I am reading A short Course on Banach Space Theory.
And it says that if ∑xn converges unconditionally in a Banach Space X, then the set of all vectors of the form ∑εnxn is a compact subset of X.
Its approach is to show f as in the picture is continuous
In which I am guessing it assume {-1,1}^N is compact in l∞.
Is there anyway to show if {-1,1}^N is compact in $\ell_\infty$?
On
It is possible to think of $\{-1,1\}^\mathbb{N}$ as a subset of $l^\infty$. That is the subset of all the sequences which only takes the values $-1,1$.
In this case the inherit topology on $\{-1,1\}^\mathbb{N}$ is the box topology which is discrete in this case.

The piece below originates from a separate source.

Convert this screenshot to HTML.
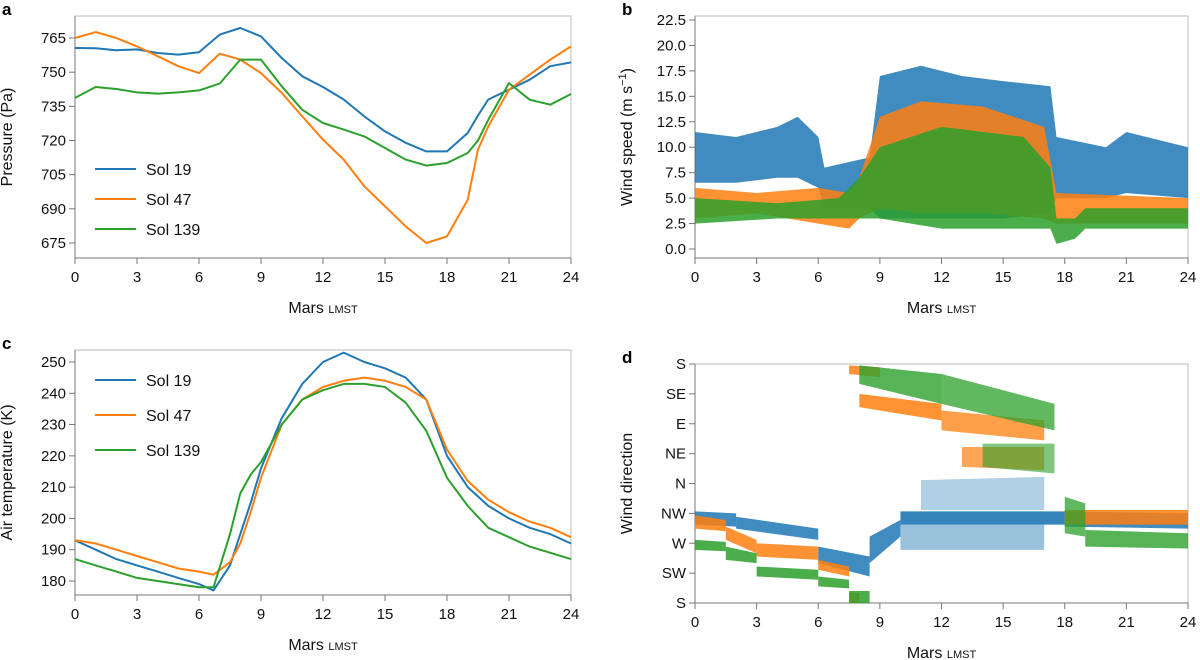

With this topology, the set $\{-1,1\}^\mathbb{N}$ is not compact.
However as noted by Jose, the author of the paper in the question does not think of $\{-1,1\}^\mathbb{N}$ as a subset of $l^\infty$. Instead he considers it with the product topology.
In that context, $\{-1,1\}^{\mathbb N}$ is not a subspace of $\ell^\infty$. It is the set$$\overbrace{\{-1,1\}\times\{-1,1\}\times\cdots}^{\text{countable number of copies}}$$endowed with the product topology. And it is compact by Tychonoff's theorem.